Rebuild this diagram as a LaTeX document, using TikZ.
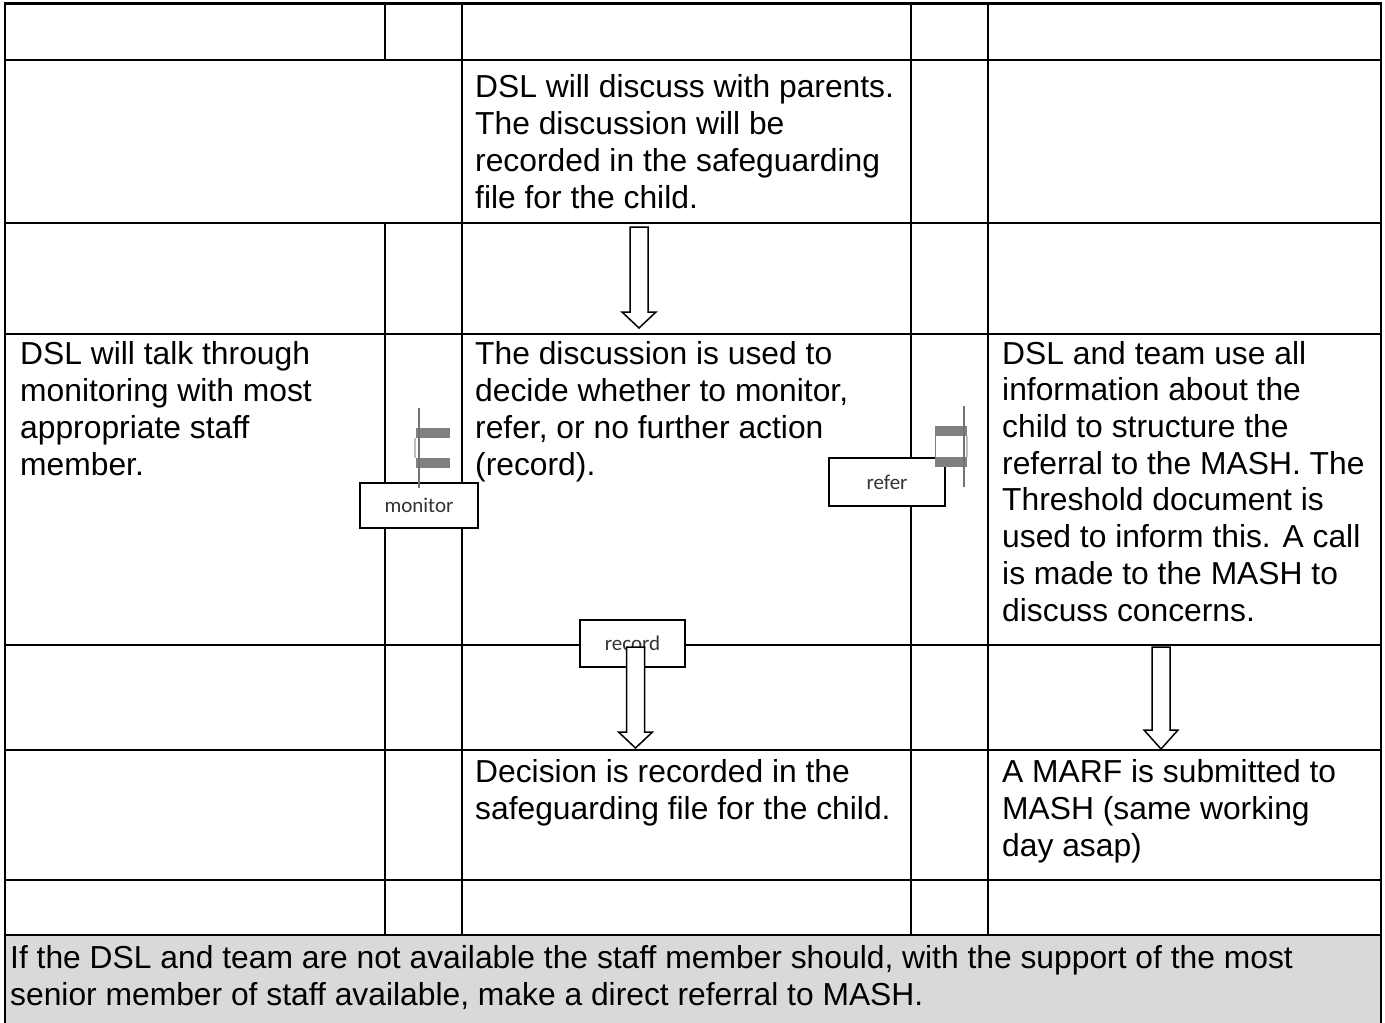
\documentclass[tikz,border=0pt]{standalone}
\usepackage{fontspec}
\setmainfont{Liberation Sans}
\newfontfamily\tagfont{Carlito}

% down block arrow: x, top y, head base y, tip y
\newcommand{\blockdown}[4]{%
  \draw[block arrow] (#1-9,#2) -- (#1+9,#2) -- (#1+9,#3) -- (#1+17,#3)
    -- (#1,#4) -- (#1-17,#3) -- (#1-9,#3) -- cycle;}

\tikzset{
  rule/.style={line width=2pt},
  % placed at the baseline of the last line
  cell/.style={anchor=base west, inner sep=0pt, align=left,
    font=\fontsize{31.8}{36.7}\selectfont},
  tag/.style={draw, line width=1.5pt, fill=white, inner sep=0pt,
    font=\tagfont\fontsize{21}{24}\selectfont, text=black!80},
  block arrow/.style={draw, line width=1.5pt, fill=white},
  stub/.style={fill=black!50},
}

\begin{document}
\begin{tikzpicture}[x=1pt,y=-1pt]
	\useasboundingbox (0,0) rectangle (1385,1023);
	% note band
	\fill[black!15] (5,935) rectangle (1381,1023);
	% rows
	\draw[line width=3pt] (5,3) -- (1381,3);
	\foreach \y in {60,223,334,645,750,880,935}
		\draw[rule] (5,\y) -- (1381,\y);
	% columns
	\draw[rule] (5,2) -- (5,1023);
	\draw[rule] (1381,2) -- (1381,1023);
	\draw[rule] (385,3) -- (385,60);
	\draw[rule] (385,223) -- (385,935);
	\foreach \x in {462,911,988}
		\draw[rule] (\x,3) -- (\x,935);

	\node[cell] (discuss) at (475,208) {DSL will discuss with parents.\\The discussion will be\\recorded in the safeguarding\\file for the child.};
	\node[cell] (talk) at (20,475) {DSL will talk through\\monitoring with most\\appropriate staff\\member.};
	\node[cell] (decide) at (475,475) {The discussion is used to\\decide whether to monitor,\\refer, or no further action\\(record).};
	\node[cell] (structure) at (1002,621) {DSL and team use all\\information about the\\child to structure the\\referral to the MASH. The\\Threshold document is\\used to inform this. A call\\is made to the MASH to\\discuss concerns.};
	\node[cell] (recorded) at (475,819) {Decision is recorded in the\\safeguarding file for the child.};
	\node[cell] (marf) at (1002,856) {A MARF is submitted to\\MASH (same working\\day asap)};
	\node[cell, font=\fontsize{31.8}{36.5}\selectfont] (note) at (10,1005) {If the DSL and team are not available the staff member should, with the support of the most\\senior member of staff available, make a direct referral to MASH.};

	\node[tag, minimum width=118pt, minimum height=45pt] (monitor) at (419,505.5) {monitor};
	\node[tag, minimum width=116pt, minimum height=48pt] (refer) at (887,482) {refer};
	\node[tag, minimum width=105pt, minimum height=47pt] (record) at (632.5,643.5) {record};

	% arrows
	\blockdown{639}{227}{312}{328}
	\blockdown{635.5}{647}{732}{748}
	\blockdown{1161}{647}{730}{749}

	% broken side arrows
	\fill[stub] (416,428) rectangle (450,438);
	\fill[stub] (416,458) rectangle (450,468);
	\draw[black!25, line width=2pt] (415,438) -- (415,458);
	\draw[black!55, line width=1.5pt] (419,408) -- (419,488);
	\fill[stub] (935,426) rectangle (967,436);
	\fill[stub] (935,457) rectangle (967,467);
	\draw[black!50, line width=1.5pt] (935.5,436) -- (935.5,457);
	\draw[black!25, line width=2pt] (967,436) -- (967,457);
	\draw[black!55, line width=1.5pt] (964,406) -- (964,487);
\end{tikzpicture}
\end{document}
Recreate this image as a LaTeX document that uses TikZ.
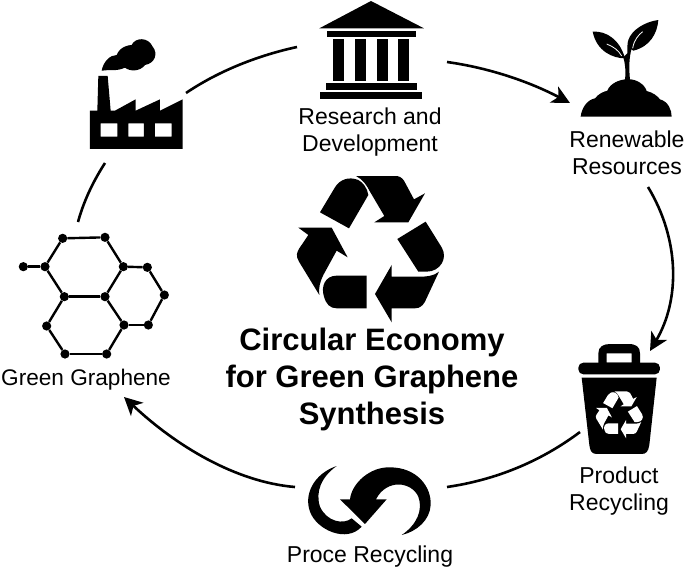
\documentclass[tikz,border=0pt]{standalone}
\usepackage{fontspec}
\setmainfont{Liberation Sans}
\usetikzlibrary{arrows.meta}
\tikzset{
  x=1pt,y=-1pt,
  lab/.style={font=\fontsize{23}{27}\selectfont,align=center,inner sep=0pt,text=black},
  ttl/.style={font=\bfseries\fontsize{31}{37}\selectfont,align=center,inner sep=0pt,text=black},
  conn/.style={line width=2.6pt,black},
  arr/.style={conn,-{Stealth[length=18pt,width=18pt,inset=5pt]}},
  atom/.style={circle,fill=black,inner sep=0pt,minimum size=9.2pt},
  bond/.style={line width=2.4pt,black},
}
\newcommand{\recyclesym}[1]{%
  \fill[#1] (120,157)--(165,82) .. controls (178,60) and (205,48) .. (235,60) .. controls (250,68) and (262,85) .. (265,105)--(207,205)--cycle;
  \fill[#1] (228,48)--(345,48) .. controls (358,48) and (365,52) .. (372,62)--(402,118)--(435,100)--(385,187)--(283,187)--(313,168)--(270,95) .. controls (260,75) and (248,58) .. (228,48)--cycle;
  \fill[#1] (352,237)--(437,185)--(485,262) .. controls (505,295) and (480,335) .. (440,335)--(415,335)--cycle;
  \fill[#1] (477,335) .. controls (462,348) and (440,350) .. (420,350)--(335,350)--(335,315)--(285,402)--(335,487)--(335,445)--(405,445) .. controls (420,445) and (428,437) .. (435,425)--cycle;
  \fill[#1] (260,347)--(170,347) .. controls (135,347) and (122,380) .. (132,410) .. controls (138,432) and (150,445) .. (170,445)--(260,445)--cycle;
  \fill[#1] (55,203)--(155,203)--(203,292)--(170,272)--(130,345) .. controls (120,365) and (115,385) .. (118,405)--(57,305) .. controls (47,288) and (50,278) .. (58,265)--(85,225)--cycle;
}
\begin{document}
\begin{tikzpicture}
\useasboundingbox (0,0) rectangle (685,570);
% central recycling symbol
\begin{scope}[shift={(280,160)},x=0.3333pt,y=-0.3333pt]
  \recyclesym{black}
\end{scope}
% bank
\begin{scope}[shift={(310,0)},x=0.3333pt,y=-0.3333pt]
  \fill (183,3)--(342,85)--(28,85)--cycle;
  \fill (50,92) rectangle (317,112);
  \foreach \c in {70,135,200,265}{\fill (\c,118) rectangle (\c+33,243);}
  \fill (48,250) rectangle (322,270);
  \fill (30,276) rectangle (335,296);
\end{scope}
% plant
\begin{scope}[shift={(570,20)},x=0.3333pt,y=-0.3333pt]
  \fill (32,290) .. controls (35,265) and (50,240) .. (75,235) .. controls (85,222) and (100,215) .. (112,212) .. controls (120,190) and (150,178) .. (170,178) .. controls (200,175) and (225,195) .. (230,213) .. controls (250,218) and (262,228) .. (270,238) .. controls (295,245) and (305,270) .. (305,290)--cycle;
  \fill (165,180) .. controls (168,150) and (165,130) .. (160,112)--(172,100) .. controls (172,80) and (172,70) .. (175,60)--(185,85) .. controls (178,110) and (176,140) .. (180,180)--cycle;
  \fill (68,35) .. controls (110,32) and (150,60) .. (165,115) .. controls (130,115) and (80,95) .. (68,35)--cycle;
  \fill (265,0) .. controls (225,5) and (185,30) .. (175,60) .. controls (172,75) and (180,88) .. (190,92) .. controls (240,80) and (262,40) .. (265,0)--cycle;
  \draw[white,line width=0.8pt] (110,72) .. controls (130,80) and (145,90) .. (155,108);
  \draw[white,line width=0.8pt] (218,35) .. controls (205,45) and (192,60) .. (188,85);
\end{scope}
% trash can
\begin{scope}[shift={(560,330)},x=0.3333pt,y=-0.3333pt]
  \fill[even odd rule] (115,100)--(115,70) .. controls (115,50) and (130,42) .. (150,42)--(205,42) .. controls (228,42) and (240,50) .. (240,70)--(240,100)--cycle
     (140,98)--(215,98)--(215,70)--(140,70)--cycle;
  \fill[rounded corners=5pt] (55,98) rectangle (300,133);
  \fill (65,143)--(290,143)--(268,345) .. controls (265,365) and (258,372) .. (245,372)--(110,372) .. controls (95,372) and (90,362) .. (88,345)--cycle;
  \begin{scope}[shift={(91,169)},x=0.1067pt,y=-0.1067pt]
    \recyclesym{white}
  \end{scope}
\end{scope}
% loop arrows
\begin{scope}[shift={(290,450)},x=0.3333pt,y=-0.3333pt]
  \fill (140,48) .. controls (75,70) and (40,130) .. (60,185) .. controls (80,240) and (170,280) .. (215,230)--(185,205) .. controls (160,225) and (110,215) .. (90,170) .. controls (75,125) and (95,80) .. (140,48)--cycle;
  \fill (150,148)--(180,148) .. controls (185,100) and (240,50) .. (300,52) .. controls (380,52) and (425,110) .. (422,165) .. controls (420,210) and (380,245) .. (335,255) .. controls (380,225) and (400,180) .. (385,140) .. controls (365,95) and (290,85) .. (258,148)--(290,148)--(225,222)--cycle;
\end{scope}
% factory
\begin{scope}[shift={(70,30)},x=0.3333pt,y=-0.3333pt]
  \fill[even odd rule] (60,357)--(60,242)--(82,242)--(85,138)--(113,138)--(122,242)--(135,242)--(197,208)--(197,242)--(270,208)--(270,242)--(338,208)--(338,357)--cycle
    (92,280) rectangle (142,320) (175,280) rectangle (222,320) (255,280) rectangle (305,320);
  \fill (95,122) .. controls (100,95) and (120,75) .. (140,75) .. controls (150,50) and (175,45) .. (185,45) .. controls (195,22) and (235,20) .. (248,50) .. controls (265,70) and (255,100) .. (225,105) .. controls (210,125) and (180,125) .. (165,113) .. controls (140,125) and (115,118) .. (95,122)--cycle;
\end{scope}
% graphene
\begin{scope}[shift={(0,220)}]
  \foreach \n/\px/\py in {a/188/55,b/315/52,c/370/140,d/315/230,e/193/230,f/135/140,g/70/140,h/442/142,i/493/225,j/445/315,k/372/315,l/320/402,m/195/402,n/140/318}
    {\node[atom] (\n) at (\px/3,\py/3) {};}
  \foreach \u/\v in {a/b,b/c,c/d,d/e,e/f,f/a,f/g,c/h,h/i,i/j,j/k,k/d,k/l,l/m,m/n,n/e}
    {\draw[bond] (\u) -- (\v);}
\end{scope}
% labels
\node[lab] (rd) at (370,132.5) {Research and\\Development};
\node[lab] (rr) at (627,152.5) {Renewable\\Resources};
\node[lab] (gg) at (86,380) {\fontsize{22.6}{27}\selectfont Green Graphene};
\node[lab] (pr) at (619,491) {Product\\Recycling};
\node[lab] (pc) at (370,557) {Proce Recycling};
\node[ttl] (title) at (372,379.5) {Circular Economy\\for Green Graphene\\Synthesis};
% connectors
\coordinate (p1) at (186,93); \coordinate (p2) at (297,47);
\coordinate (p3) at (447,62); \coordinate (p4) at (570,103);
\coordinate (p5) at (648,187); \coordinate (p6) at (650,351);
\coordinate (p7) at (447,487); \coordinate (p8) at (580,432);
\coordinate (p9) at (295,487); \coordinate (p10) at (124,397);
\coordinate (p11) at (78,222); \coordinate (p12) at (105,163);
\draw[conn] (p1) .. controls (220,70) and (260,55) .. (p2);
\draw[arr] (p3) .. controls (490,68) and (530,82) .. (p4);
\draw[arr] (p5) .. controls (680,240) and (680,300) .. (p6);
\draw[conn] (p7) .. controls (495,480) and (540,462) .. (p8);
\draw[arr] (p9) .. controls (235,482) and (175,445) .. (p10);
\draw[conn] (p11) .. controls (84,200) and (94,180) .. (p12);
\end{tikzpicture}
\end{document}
★ ★ ★ ★ ★ ★ ★
Problem to solve:
Take the material above from its first line through the line holding "(\x,3) -- (\x,935);" and set it down exactly, without the pictures.

Response to the task:
Rebuild this diagram as a LaTeX document, using TikZ.
\documentclass[tikz,border=0pt]{standalone}
\usepackage{fontspec}
\setmainfont{Liberation Sans}
\newfontfamily\tagfont{Carlito}

% down block arrow: x, top y, head base y, tip y
\newcommand{\blockdown}[4]{%
  \draw[block arrow] (#1-9,#2) -- (#1+9,#2) -- (#1+9,#3) -- (#1+17,#3)
    -- (#1,#4) -- (#1-17,#3) -- (#1-9,#3) -- cycle;}

\tikzset{
  rule/.style={line width=2pt},
  % placed at the baseline of the last line
  cell/.style={anchor=base west, inner sep=0pt, align=left,
    font=\fontsize{31.8}{36.7}\selectfont},
  tag/.style={draw, line width=1.5pt, fill=white, inner sep=0pt,
    font=\tagfont\fontsize{21}{24}\selectfont, text=black!80},
  block arrow/.style={draw, line width=1.5pt, fill=white},
  stub/.style={fill=black!50},
}

\begin{document}
\begin{tikzpicture}[x=1pt,y=-1pt]
	\useasboundingbox (0,0) rectangle (1385,1023);
	% note band
	\fill[black!15] (5,935) rectangle (1381,1023);
	% rows
	\draw[line width=3pt] (5,3) -- (1381,3);
	\foreach \y in {60,223,334,645,750,880,935}
		\draw[rule] (5,\y) -- (1381,\y);
	% columns
	\draw[rule] (5,2) -- (5,1023);
	\draw[rule] (1381,2) -- (1381,1023);
	\draw[rule] (385,3) -- (385,60);
	\draw[rule] (385,223) -- (385,935);
	\foreach \x in {462,911,988}
		\draw[rule] (\x,3) -- (\x,935);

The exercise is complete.